(Source code of charts)
+-------+
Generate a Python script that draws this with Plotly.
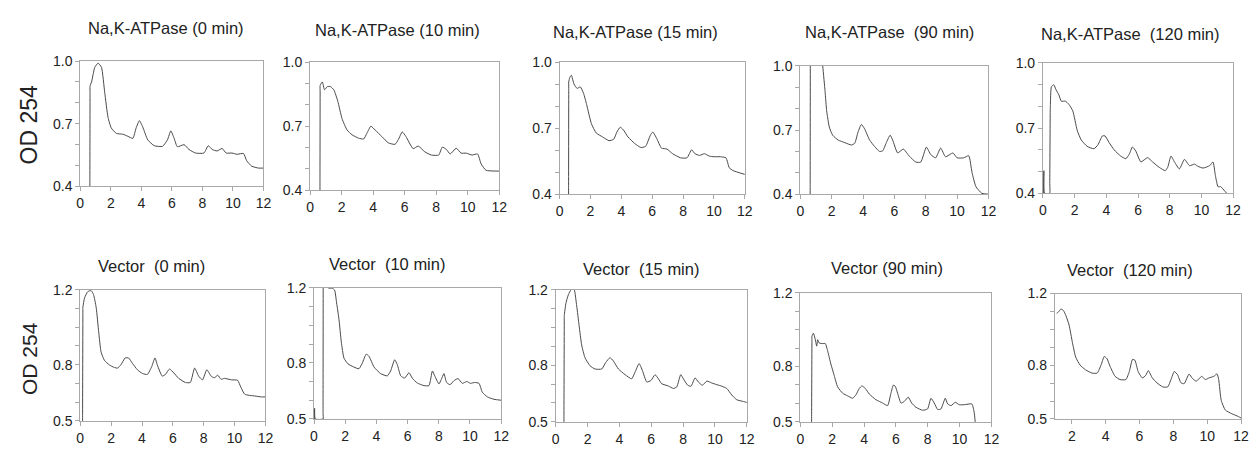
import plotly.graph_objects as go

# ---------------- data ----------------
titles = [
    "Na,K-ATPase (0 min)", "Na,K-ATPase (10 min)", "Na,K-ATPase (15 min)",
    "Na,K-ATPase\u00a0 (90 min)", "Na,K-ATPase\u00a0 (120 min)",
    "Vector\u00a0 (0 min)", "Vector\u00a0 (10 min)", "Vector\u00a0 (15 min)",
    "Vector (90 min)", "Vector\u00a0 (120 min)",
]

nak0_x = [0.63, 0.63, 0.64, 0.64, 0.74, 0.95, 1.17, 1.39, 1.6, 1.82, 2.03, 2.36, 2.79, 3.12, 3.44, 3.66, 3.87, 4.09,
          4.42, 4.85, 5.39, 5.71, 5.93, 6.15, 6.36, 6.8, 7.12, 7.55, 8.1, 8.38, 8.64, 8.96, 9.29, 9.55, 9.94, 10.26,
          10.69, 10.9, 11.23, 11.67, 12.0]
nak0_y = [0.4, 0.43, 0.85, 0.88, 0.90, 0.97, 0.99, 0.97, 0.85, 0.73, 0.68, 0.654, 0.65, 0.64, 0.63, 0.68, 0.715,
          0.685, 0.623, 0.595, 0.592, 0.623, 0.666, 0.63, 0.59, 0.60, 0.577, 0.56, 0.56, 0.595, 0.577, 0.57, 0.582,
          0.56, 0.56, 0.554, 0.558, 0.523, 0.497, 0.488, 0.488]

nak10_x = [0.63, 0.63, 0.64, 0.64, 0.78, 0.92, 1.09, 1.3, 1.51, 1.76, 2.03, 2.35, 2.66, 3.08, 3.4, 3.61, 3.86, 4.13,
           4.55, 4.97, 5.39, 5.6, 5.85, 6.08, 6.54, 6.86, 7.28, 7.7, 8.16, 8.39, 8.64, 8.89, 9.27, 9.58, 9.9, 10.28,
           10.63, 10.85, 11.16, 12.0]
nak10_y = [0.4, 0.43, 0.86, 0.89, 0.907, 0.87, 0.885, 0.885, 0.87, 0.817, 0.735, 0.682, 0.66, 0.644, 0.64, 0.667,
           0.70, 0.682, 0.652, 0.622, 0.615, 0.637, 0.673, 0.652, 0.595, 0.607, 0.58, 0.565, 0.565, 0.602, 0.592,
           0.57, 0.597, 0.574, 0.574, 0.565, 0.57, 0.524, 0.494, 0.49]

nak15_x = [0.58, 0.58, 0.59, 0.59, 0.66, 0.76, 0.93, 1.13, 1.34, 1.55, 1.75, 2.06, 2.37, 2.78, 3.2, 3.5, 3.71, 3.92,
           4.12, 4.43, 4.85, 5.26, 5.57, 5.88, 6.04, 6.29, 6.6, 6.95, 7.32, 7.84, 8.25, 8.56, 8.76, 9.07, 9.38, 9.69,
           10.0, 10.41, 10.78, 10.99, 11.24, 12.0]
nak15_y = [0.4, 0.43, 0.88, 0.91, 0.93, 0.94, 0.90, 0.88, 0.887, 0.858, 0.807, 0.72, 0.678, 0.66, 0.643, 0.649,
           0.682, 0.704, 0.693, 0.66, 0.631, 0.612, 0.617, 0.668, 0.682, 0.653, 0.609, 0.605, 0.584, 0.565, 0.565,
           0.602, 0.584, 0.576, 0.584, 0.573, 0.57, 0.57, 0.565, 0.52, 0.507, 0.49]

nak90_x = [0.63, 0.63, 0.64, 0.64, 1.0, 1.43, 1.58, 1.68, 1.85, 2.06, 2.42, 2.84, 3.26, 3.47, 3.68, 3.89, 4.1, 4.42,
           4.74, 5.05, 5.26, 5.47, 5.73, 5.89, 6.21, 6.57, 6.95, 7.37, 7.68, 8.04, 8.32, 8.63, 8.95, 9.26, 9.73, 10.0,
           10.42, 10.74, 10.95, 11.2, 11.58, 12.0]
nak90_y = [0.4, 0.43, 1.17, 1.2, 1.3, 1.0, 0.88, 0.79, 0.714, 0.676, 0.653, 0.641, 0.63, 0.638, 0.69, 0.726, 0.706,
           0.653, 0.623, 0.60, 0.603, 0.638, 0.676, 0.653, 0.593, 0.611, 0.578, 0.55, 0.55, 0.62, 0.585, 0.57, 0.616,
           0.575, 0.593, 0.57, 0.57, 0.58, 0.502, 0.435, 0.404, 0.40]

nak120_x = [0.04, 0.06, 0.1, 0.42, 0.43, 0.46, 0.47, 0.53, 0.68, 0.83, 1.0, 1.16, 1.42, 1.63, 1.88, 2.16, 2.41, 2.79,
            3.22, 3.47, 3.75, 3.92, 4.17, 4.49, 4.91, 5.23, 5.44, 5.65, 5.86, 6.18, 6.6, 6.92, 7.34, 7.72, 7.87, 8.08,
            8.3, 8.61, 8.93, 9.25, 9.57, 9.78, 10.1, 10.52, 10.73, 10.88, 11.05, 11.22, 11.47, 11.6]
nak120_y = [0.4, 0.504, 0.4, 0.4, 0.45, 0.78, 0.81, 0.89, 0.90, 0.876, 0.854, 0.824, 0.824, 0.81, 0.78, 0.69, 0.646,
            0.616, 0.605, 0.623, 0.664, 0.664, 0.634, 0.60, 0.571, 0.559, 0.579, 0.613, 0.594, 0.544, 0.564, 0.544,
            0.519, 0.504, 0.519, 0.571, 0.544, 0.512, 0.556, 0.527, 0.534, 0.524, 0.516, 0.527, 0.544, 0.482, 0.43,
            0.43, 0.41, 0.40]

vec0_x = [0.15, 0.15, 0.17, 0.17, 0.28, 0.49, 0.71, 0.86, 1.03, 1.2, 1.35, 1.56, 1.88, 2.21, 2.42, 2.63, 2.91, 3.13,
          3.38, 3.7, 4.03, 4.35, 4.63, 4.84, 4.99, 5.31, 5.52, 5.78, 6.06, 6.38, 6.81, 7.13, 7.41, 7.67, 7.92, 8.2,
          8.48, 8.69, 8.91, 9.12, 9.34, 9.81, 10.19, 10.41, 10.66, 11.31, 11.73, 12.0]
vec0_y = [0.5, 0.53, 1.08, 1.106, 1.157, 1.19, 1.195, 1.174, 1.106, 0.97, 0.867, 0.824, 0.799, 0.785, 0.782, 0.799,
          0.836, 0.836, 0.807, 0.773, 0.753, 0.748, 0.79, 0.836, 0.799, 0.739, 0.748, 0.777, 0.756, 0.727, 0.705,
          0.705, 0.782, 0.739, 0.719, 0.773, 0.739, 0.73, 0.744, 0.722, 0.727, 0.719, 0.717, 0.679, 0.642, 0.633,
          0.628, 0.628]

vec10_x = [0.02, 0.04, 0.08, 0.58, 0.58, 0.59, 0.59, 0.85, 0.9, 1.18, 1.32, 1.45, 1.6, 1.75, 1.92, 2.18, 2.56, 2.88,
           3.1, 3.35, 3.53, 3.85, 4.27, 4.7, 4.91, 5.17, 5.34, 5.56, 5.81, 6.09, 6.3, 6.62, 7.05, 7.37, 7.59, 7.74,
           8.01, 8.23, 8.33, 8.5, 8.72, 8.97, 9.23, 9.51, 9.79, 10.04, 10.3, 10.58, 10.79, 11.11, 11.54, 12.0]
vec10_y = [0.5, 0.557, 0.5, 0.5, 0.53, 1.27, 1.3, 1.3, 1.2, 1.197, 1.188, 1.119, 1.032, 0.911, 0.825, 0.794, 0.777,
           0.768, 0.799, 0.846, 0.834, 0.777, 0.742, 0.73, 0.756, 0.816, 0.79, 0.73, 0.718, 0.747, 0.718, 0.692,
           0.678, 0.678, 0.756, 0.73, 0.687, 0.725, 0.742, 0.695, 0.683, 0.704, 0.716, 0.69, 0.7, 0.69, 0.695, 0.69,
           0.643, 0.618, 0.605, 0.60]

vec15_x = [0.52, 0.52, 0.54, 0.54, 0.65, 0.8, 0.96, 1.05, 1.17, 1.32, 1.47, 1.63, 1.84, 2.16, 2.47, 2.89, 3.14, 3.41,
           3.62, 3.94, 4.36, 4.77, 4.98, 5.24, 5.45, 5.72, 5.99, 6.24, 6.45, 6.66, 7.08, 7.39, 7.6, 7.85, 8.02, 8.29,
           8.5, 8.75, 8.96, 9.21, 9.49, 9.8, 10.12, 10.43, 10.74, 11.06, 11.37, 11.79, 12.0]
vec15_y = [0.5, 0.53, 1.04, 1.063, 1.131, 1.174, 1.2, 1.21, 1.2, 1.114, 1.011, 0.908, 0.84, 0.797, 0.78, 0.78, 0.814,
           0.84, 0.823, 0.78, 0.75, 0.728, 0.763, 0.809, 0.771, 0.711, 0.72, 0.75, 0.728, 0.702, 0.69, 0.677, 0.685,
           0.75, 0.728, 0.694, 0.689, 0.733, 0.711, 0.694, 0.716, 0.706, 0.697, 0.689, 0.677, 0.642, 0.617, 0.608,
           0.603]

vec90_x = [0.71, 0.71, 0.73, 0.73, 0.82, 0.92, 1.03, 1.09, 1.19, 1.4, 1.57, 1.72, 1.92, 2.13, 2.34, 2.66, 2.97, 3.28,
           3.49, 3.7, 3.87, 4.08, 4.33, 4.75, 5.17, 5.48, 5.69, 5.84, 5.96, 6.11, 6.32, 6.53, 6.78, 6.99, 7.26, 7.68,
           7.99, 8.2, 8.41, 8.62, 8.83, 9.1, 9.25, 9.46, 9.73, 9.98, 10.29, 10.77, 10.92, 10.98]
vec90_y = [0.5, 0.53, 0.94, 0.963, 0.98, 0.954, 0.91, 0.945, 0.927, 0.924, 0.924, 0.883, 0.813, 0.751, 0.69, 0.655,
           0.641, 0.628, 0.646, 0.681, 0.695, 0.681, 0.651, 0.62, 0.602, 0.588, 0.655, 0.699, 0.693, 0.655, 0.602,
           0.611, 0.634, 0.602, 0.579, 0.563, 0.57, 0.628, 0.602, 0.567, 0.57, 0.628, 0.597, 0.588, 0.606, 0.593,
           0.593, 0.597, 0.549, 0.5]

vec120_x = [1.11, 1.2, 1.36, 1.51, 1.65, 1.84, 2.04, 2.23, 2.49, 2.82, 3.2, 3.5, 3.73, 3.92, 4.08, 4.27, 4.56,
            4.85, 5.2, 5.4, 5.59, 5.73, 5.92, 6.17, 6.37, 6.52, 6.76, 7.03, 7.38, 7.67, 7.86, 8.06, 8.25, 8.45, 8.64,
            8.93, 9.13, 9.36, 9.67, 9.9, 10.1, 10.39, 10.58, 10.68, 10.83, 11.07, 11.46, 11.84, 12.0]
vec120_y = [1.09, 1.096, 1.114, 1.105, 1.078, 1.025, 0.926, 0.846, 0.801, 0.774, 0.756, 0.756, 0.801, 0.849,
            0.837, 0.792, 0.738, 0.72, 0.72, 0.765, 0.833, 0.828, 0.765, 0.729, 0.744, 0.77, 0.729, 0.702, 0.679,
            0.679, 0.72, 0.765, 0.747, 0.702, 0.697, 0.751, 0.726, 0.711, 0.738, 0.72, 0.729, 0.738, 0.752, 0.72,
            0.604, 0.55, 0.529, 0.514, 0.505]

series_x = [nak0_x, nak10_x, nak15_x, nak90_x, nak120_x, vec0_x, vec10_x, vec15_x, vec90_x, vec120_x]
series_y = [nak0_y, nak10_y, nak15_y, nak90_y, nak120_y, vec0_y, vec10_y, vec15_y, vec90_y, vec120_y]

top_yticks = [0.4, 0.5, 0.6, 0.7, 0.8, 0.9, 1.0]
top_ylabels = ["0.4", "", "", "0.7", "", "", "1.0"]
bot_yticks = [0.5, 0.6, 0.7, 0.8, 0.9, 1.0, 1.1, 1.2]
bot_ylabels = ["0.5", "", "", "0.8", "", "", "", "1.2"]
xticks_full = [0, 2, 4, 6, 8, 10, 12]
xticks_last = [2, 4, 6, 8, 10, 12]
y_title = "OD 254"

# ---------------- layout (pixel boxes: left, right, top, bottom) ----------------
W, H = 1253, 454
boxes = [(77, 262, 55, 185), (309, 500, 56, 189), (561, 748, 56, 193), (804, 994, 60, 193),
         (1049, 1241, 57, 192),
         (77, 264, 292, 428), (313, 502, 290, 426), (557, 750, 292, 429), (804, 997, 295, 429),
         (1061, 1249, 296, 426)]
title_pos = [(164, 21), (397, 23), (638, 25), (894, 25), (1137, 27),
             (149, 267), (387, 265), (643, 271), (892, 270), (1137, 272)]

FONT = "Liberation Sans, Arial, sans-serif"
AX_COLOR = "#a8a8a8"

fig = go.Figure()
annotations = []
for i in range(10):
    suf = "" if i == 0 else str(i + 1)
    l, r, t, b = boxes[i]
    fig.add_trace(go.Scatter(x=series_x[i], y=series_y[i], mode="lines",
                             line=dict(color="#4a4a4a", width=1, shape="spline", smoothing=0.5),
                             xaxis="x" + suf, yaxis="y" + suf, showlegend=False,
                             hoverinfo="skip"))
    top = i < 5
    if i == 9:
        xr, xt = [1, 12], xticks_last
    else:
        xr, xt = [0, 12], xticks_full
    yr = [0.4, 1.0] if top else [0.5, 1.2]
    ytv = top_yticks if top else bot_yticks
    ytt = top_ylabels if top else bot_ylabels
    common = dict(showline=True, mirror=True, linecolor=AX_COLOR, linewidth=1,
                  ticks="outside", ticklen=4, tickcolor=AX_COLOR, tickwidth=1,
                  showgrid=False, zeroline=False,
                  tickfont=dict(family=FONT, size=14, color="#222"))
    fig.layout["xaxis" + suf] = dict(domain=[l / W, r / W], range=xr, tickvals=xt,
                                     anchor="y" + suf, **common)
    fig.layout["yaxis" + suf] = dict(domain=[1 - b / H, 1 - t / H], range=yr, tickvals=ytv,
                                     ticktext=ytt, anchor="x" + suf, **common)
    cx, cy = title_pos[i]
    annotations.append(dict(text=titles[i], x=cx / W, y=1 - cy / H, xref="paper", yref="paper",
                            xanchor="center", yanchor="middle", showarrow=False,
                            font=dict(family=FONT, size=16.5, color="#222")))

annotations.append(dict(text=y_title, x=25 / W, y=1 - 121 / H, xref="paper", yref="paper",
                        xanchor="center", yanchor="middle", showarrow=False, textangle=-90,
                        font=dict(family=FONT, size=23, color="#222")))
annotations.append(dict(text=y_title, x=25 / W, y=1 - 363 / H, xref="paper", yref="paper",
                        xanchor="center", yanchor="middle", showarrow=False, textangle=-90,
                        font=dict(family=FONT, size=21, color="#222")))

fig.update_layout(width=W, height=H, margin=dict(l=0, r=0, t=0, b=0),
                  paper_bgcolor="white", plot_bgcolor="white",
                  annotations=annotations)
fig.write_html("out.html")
+-------+
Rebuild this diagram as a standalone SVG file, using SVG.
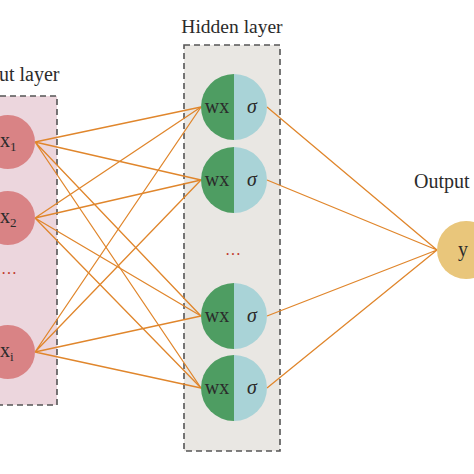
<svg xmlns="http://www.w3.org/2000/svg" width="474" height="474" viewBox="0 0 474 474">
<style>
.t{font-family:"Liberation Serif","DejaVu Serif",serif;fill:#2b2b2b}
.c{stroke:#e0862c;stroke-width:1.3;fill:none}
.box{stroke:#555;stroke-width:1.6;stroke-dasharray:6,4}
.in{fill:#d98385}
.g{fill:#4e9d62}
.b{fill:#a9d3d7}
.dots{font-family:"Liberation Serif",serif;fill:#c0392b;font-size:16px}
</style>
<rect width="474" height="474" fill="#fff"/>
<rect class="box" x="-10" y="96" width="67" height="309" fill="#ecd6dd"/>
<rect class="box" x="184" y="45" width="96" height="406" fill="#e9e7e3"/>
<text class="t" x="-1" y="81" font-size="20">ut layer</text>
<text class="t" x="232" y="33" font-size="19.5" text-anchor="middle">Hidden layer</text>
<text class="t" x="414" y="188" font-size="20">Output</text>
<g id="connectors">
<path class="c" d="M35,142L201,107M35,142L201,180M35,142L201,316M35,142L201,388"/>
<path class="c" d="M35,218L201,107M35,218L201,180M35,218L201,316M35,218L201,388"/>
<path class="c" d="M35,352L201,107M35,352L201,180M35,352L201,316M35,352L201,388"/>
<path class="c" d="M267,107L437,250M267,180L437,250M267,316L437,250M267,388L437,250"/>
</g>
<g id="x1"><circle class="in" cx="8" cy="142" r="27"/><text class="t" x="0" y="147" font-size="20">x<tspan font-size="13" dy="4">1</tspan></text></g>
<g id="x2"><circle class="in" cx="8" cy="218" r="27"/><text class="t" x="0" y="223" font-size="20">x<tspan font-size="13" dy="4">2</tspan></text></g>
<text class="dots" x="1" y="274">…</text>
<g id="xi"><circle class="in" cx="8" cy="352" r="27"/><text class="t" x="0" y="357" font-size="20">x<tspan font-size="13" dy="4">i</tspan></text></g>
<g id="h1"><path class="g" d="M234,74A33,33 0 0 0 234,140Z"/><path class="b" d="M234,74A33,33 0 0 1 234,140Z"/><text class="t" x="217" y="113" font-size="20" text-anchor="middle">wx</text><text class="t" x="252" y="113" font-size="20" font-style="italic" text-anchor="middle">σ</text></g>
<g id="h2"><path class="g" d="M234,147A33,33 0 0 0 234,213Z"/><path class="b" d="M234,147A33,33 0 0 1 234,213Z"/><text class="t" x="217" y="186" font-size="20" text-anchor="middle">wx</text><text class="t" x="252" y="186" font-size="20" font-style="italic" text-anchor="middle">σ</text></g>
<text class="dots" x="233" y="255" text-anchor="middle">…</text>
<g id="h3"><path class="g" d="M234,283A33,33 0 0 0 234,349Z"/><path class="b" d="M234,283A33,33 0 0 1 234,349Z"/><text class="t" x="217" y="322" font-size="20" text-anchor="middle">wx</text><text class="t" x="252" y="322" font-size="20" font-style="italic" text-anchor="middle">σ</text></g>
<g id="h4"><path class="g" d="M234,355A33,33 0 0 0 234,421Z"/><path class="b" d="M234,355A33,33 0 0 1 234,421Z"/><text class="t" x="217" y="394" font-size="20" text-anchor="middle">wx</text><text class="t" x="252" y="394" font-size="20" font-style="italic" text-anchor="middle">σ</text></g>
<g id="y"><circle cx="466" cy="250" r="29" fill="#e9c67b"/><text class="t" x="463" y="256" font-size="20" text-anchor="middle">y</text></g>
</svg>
+-------+
(Problem details) Give only the lines from the one with "Generate a Python" to the one with "0.52, 0.507, 0.49]", both included, again and exactly; leave the images out.

(Written solution)
Generate a Python script that draws this with Plotly.
import plotly.graph_objects as go

# ---------------- data ----------------
titles = [
    "Na,K-ATPase (0 min)", "Na,K-ATPase (10 min)", "Na,K-ATPase (15 min)",
    "Na,K-ATPase\u00a0 (90 min)", "Na,K-ATPase\u00a0 (120 min)",
    "Vector\u00a0 (0 min)", "Vector\u00a0 (10 min)", "Vector\u00a0 (15 min)",
    "Vector (90 min)", "Vector\u00a0 (120 min)",
]

nak0_x = [0.63, 0.63, 0.64, 0.64, 0.74, 0.95, 1.17, 1.39, 1.6, 1.82, 2.03, 2.36, 2.79, 3.12, 3.44, 3.66, 3.87, 4.09,
          4.42, 4.85, 5.39, 5.71, 5.93, 6.15, 6.36, 6.8, 7.12, 7.55, 8.1, 8.38, 8.64, 8.96, 9.29, 9.55, 9.94, 10.26,
          10.69, 10.9, 11.23, 11.67, 12.0]
nak0_y = [0.4, 0.43, 0.85, 0.88, 0.90, 0.97, 0.99, 0.97, 0.85, 0.73, 0.68, 0.654, 0.65, 0.64, 0.63, 0.68, 0.715,
          0.685, 0.623, 0.595, 0.592, 0.623, 0.666, 0.63, 0.59, 0.60, 0.577, 0.56, 0.56, 0.595, 0.577, 0.57, 0.582,
          0.56, 0.56, 0.554, 0.558, 0.523, 0.497, 0.488, 0.488]

nak10_x = [0.63, 0.63, 0.64, 0.64, 0.78, 0.92, 1.09, 1.3, 1.51, 1.76, 2.03, 2.35, 2.66, 3.08, 3.4, 3.61, 3.86, 4.13,
           4.55, 4.97, 5.39, 5.6, 5.85, 6.08, 6.54, 6.86, 7.28, 7.7, 8.16, 8.39, 8.64, 8.89, 9.27, 9.58, 9.9, 10.28,
           10.63, 10.85, 11.16, 12.0]
nak10_y = [0.4, 0.43, 0.86, 0.89, 0.907, 0.87, 0.885, 0.885, 0.87, 0.817, 0.735, 0.682, 0.66, 0.644, 0.64, 0.667,
           0.70, 0.682, 0.652, 0.622, 0.615, 0.637, 0.673, 0.652, 0.595, 0.607, 0.58, 0.565, 0.565, 0.602, 0.592,
           0.57, 0.597, 0.574, 0.574, 0.565, 0.57, 0.524, 0.494, 0.49]

nak15_x = [0.58, 0.58, 0.59, 0.59, 0.66, 0.76, 0.93, 1.13, 1.34, 1.55, 1.75, 2.06, 2.37, 2.78, 3.2, 3.5, 3.71, 3.92,
           4.12, 4.43, 4.85, 5.26, 5.57, 5.88, 6.04, 6.29, 6.6, 6.95, 7.32, 7.84, 8.25, 8.56, 8.76, 9.07, 9.38, 9.69,
           10.0, 10.41, 10.78, 10.99, 11.24, 12.0]
nak15_y = [0.4, 0.43, 0.88, 0.91, 0.93, 0.94, 0.90, 0.88, 0.887, 0.858, 0.807, 0.72, 0.678, 0.66, 0.643, 0.649,
           0.682, 0.704, 0.693, 0.66, 0.631, 0.612, 0.617, 0.668, 0.682, 0.653, 0.609, 0.605, 0.584, 0.565, 0.565,
           0.602, 0.584, 0.576, 0.584, 0.573, 0.57, 0.57, 0.565, 0.52, 0.507, 0.49]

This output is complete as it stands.